Why Policy Support Is Pivotal
These pilots are moving forward largely because of targeted public support. Agencies such as BIRAC and ANERT have played a catalytic role in de-risking early-stage innovation, enabling projects to transition from laboratory prototypes to field deployment.
At the state level, Punjab’s Green Hydrogen Policy is particularly significant. Punjab is a residue-rich state where crop burning has long been a public health crisis. By creating incentives for clean hydrogen production, feedstock aggregation, and off-take markets, the policy aligns air-quality goals with industrial decarbonisation, something few jurisdictions have managed to do coherently.
What is still missing at the national level, however, is a clear classification framework for “biogenic hydrogen” within India’s emerging certification architecture. Defining standards for lifecycle emissions, feedstock sustainability, and co-product accounting will determine whether this pathway scales or remains niche.
The Strategic Case for Biomass Hydrogen
India’s hydrogen strategy must rest on three pillars:
- Electrolysis for large-scale green industry and exports.
- Biomass pathways for waste management, rural energy, and distributed production.
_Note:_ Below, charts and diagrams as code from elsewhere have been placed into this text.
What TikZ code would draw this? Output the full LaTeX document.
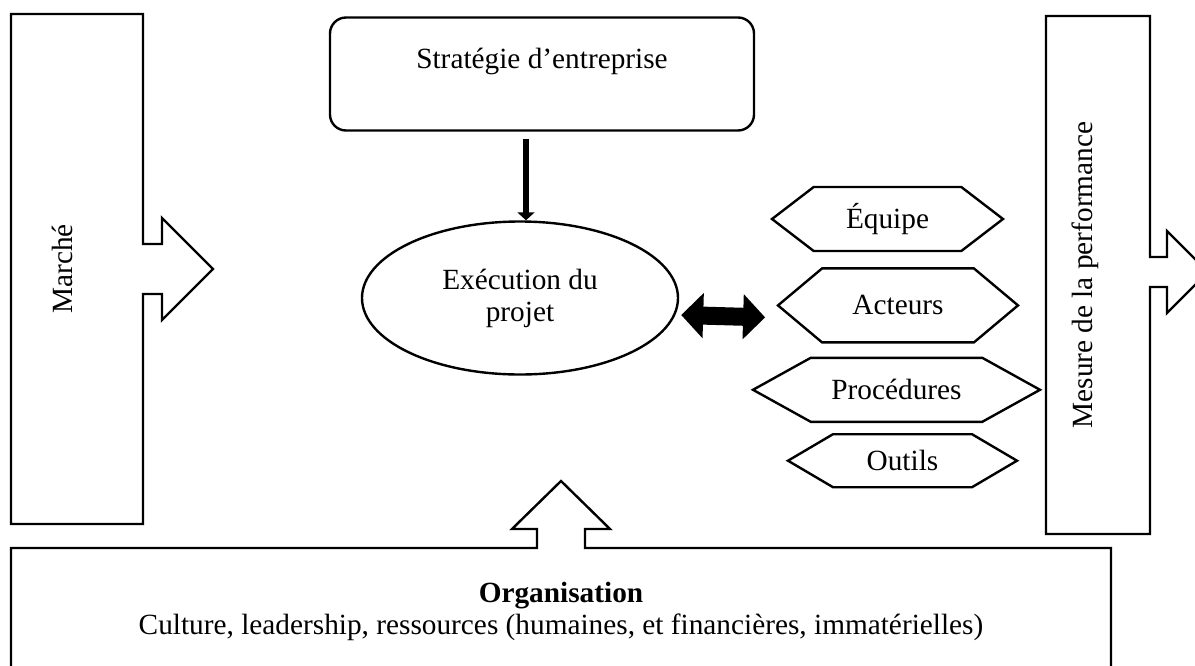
\documentclass[tikz,border=0pt]{standalone}
\usepackage{fontspec}
\setmainfont{Liberation Serif}
\usetikzlibrary{arrows.meta,positioning,shapes.geometric,shapes.symbols}

\begin{document}
\begin{tikzpicture}[x=1pt,y=-1pt,line width=2.4pt,
    every node/.style={font=\fontsize{29.3}{32}\selectfont},
    hexa/.style={signal,signal to=west and east,draw,inner xsep=0pt},
    bigarrow/.style={draw,line join=miter}]

                \useasboundingbox (0,0) rectangle (1195,665);
                \clip (0,0) rectangle (1195,665);

                % block arrows
                \draw[bigarrow] (11,14) -- (143,14) -- (143,244) -- (162,244) -- (162,218)
                     -- (213,269) -- (162,320) -- (162,294) -- (143,294) -- (143,524) -- (11,524) -- cycle;
                \draw[bigarrow] (1046,16) -- (1150,16) -- (1150,257) -- (1167,257) -- (1167,231)
                     -- (1208,272) -- (1167,313) -- (1167,287) -- (1150,287) -- (1150,534) -- (1046,534) -- cycle;
                \draw[bigarrow] (11,700) -- (11,548) -- (537,548) -- (537,529) -- (512,529) -- (561,481)
                     -- (610,529) -- (585,529) -- (585,548) -- (1111,548) -- (1111,700);

                \node[rotate=90] (mkt) at (62,269) {Marché};
                \node[rotate=90] (perf) at (1085,275) {Mesure de la performance};
                \node[align=center] (org) at (561,611) {\textbf{Organisation}\\Culture, leadership, ressources (humaines, et financières, immatérielles)};

                \node[draw,rounded corners=16pt,minimum width=424pt,minimum height=113pt,align=center] (strat) at (542,74) {Stratégie d’entreprise\\ \mbox{}};
                \node[draw,ellipse,minimum width=316pt,minimum height=153pt,align=center,inner sep=0pt] (exec) at (520,298) {Exécution du\\projet};

                \node[hexa,minimum width=231pt,minimum height=64pt,signal pointer angle=75] (eq) at (887.5,219) {Équipe};
                \node[hexa,minimum width=240pt,minimum height=74pt,signal pointer angle=80] (act) [below=15pt of eq,xshift=10.5pt] {Acteurs};
                \node[hexa,minimum width=287pt,minimum height=64pt,signal pointer angle=58] (proc) [below=13pt of act,xshift=-1.5pt] {Procédures};
                \node[hexa,minimum width=229pt,minimum height=53pt,signal pointer angle=61] (out) [below=10pt of proc,xshift=6pt] {Outils};

                \draw[line width=6pt,-{Triangle[width=17pt,length=8pt]}] ([xshift=-16pt,yshift=-7pt]strat.south) -- ([xshift=6pt]exec.north);
                \draw[line width=18pt,{Triangle[width=44pt,length=22pt]}-{Triangle[width=44pt,length=22pt]}] ([xshift=2pt,yshift=-17pt]exec.east) -- ([xshift=-11pt,yshift=-12pt]act.west);

\end{tikzpicture}
\end{document}
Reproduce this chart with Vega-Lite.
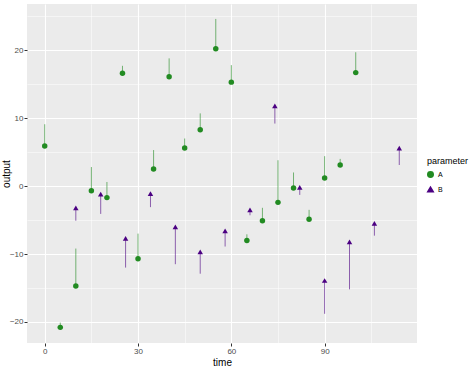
{
  "$schema": "https://vega.github.io/schema/vega-lite/v6.json",
  "width": 390,
  "height": 339,
  "autosize": {"type": "none"},
  "padding": {"left": 27, "top": 4, "right": 57, "bottom": 25},
  "background": "white",
  "config": {
    "view": {"fill": "#EBEBEB", "stroke": null},
    "font": "Liberation Sans",
    "axis": {
      "domain": false,
      "labelColor": "#4D4D4D",
      "labelFontSize": 8,
      "labelFont": "Liberation Sans",
      "tickColor": "#333333",
      "tickSize": 3,
      "titleColor": "#000000",
      "titleFontSize": 10,
      "titleFontWeight": "normal",
      "titleFont": "Liberation Sans",
      "gridColor": "#FFFFFF"
    }
  },
  "data": {
    "values": [
      {"time": 0, "value": 5.9, "end": 9.1, "parameter": "A"},
      {"time": 5, "value": -20.8, "end": -20.1, "parameter": "A"},
      {"time": 10, "value": -14.7, "end": -9.2, "parameter": "A"},
      {"time": 15, "value": -0.7, "end": 2.8, "parameter": "A"},
      {"time": 20, "value": -1.7, "end": 0.6, "parameter": "A"},
      {"time": 25, "value": 16.6, "end": 17.7, "parameter": "A"},
      {"time": 30, "value": -10.7, "end": -7.0, "parameter": "A"},
      {"time": 35, "value": 2.5, "end": 5.3, "parameter": "A"},
      {"time": 40, "value": 16.1, "end": 18.8, "parameter": "A"},
      {"time": 45, "value": 5.6, "end": 7.0, "parameter": "A"},
      {"time": 50, "value": 8.3, "end": 10.7, "parameter": "A"},
      {"time": 55, "value": 20.2, "end": 24.6, "parameter": "A"},
      {"time": 60, "value": 15.3, "end": 17.8, "parameter": "A"},
      {"time": 65, "value": -8.0, "end": -7.1, "parameter": "A"},
      {"time": 70, "value": -5.1, "end": -3.2, "parameter": "A"},
      {"time": 75, "value": -2.4, "end": 3.8, "parameter": "A"},
      {"time": 80, "value": -0.3, "end": 2.0, "parameter": "A"},
      {"time": 85, "value": -4.9, "end": -3.5, "parameter": "A"},
      {"time": 90, "value": 1.2, "end": 4.4, "parameter": "A"},
      {"time": 95, "value": 3.1, "end": 4.0, "parameter": "A"},
      {"time": 100, "value": 16.7, "end": 19.7, "parameter": "A"},
      {"time": 10, "value": -3.2, "end": -5.1, "parameter": "B"},
      {"time": 18, "value": -1.2, "end": -4.1, "parameter": "B"},
      {"time": 26, "value": -7.7, "end": -12.0, "parameter": "B"},
      {"time": 34, "value": -1.1, "end": -3.1, "parameter": "B"},
      {"time": 42, "value": -6.0, "end": -11.5, "parameter": "B"},
      {"time": 50, "value": -9.7, "end": -12.9, "parameter": "B"},
      {"time": 58, "value": -6.6, "end": -8.9, "parameter": "B"},
      {"time": 66, "value": -3.5, "end": -4.3, "parameter": "B"},
      {"time": 74, "value": 11.8, "end": 9.2, "parameter": "B"},
      {"time": 82, "value": -0.2, "end": -1.3, "parameter": "B"},
      {"time": 90, "value": -13.9, "end": -18.8, "parameter": "B"},
      {"time": 98, "value": -8.2, "end": -15.2, "parameter": "B"},
      {"time": 106, "value": -5.5, "end": -7.3, "parameter": "B"},
      {"time": 114, "value": 5.6, "end": 3.1, "parameter": "B"}
    ]
  },
  "encoding": {
    "x": {
      "field": "time", "type": "quantitative",
      "scale": {"domain": [-5.7, 119.7], "nice": false, "zero": false},
      "axis": {
        "values": [0, 15, 30, 45, 60, 75, 90, 105],
        "title": "time",
        "titlePadding": 2,
        "labelPadding": 1,
        "labelExpr": "datum.value % 30 === 0 ? datum.label : ''",
        "gridWidth": {"condition": {"test": "datum.value % 30 !== 0", "value": 0.5}, "value": 1.1},
        "tickOpacity": {"condition": {"test": "datum.value % 30 !== 0", "value": 0}, "value": 1}
      }
    },
    "y": {
      "field": "value", "type": "quantitative",
      "scale": {"domain": [-23.1, 26.8], "nice": false, "zero": false},
      "axis": {
        "values": [-20, -15, -10, -5, 0, 5, 10, 15, 20, 25],
        "title": "output",
        "titleX": -16,
        "titleBaseline": "bottom",
        "labelPadding": 1,
        "labelExpr": "datum.value % 10 === 0 ? datum.label : ''",
        "gridWidth": {"condition": {"test": "datum.value % 10 !== 0", "value": 0.5}, "value": 1.1},
        "tickOpacity": {"condition": {"test": "datum.value % 10 !== 0", "value": 0}, "value": 1}
      }
    },
    "color": {
      "field": "parameter", "type": "nominal",
      "scale": {"domain": ["A", "B"], "range": ["#228B22", "#4B0082"]},
      "legend": {
        "title": "parameter",
        "orient": "none",
        "legendX": 400,
        "legendY": 153,
        "titleFontSize": 9,
        "titleFontWeight": "normal",
        "titleColor": "#000000",
        "labelFontSize": 7,
        "labelColor": "#000000",
        "symbolSize": 30,
        "symbolOpacity": 1,
        "rowPadding": 3
      }
    }
  },
  "layer": [
    {
      "mark": {"type": "rule", "strokeWidth": 1, "opacity": 0.6},
      "encoding": {"y2": {"field": "end"}}
    },
    {
      "mark": {"type": "point", "filled": true, "opacity": 1, "size": 30},
      "encoding": {
        "shape": {
          "field": "parameter", "type": "nominal",
          "scale": {"domain": ["A", "B"], "range": ["circle", "triangle-up"]},
          "legend": {
            "title": "parameter",
            "orient": "none",
            "legendX": 400,
            "legendY": 153,
            "titleFontSize": 9,
            "titleFontWeight": "normal",
            "titleColor": "#000000",
            "labelFontSize": 7,
            "labelColor": "#000000",
            "symbolSize": 30,
            "symbolOpacity": 1,
            "rowPadding": 3
          }
        }
      }
    }
  ]
}
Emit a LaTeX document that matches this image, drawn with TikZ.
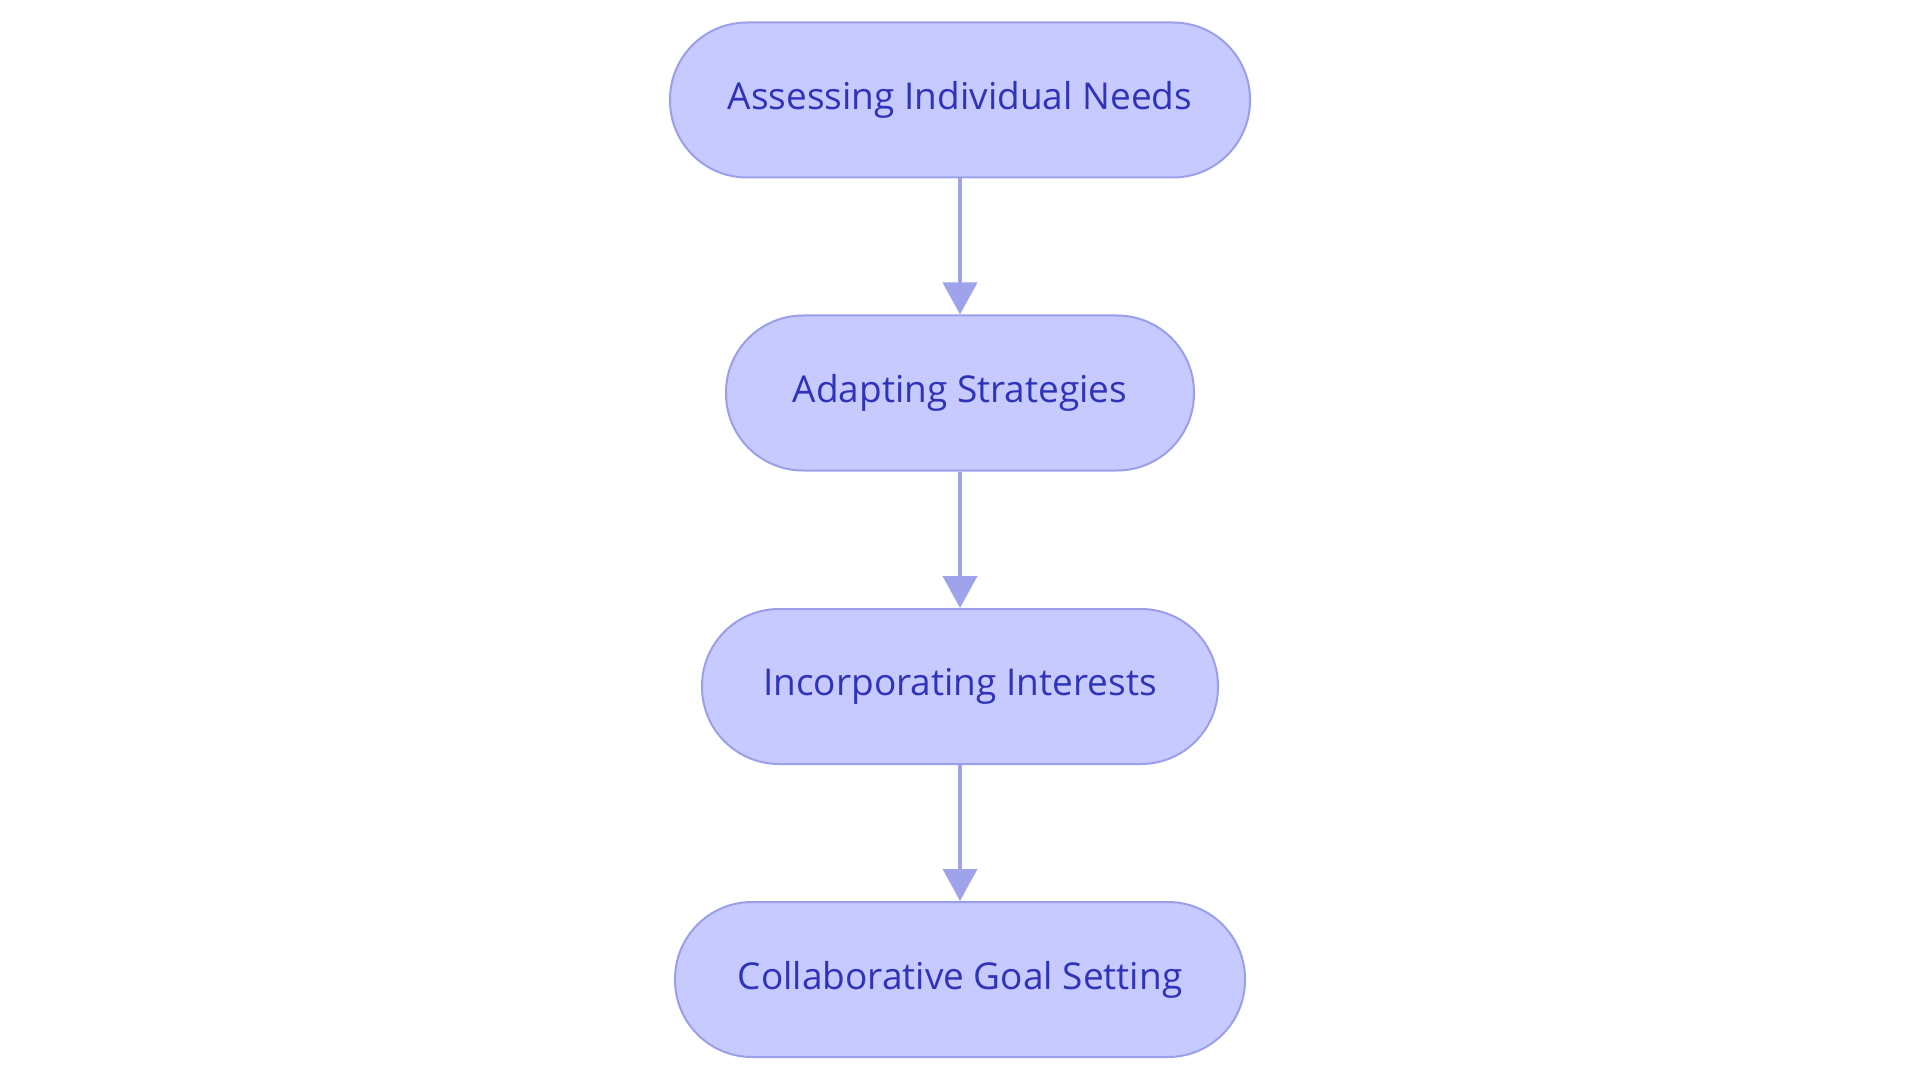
\documentclass[tikz,border=0pt]{standalone}
\usepackage{fontspec}
\setmainfont{Open Sans}
\usetikzlibrary{arrows.meta}
\definecolor{boxfill}{HTML}{C7CAFF}
\definecolor{boxline}{HTML}{9A9FE8}
\definecolor{boxtext}{HTML}{2E33B8}
\definecolor{arrowc}{HTML}{9EA3EC}
\tikzset{
  stepbox/.style={draw=boxline, fill=boxfill, line width=2pt, rounded corners=77pt,
    minimum height=155pt, text=boxtext, font=\fontsize{37pt}{42pt}\selectfont, inner sep=0pt},
  flow/.style={draw=arrowc, line width=4pt, -{Triangle[length=32pt,width=34pt]}}
}
\begin{document}
\begin{tikzpicture}[x=1pt,y=-1pt]
\useasboundingbox (0,0) rectangle (1920,1083);
\node[stepbox, minimum width=580pt] (a) at (960,100) {Assessing Individual Needs};
\node[stepbox, minimum width=468pt] (b) at (960,393) {Adapting Strategies};
\node[stepbox, minimum width=516pt] (c) at (960,686.5) {Incorporating Interests};
\node[stepbox, minimum width=570pt] (d) at (960,979.5) {Collaborative Goal Setting};
\draw[flow] (a) -- (b);
\draw[flow] (b) -- (c);
\draw[flow] (c) -- (d);
\end{tikzpicture}
\end{document}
- Blended systems where bio-hydrogen complements renewable hydrogen in local clusters.
Biomass-to-hydrogen will not replace electrolysis. It will diversify it, making the transition more resilient, more inclusive, and more politically feasible. The opportunity is not merely technical; it is socio-economic. Every tonne of residue converted into hydrogen is a tonne not burned in fields, not decomposing into methane, and not burdening rural communities with pollution.
If India aligns innovation funding, state policies, and national standards, biomass hydrogen can evolve from scattered pilots into a durable pillar of the country’s clean energy future.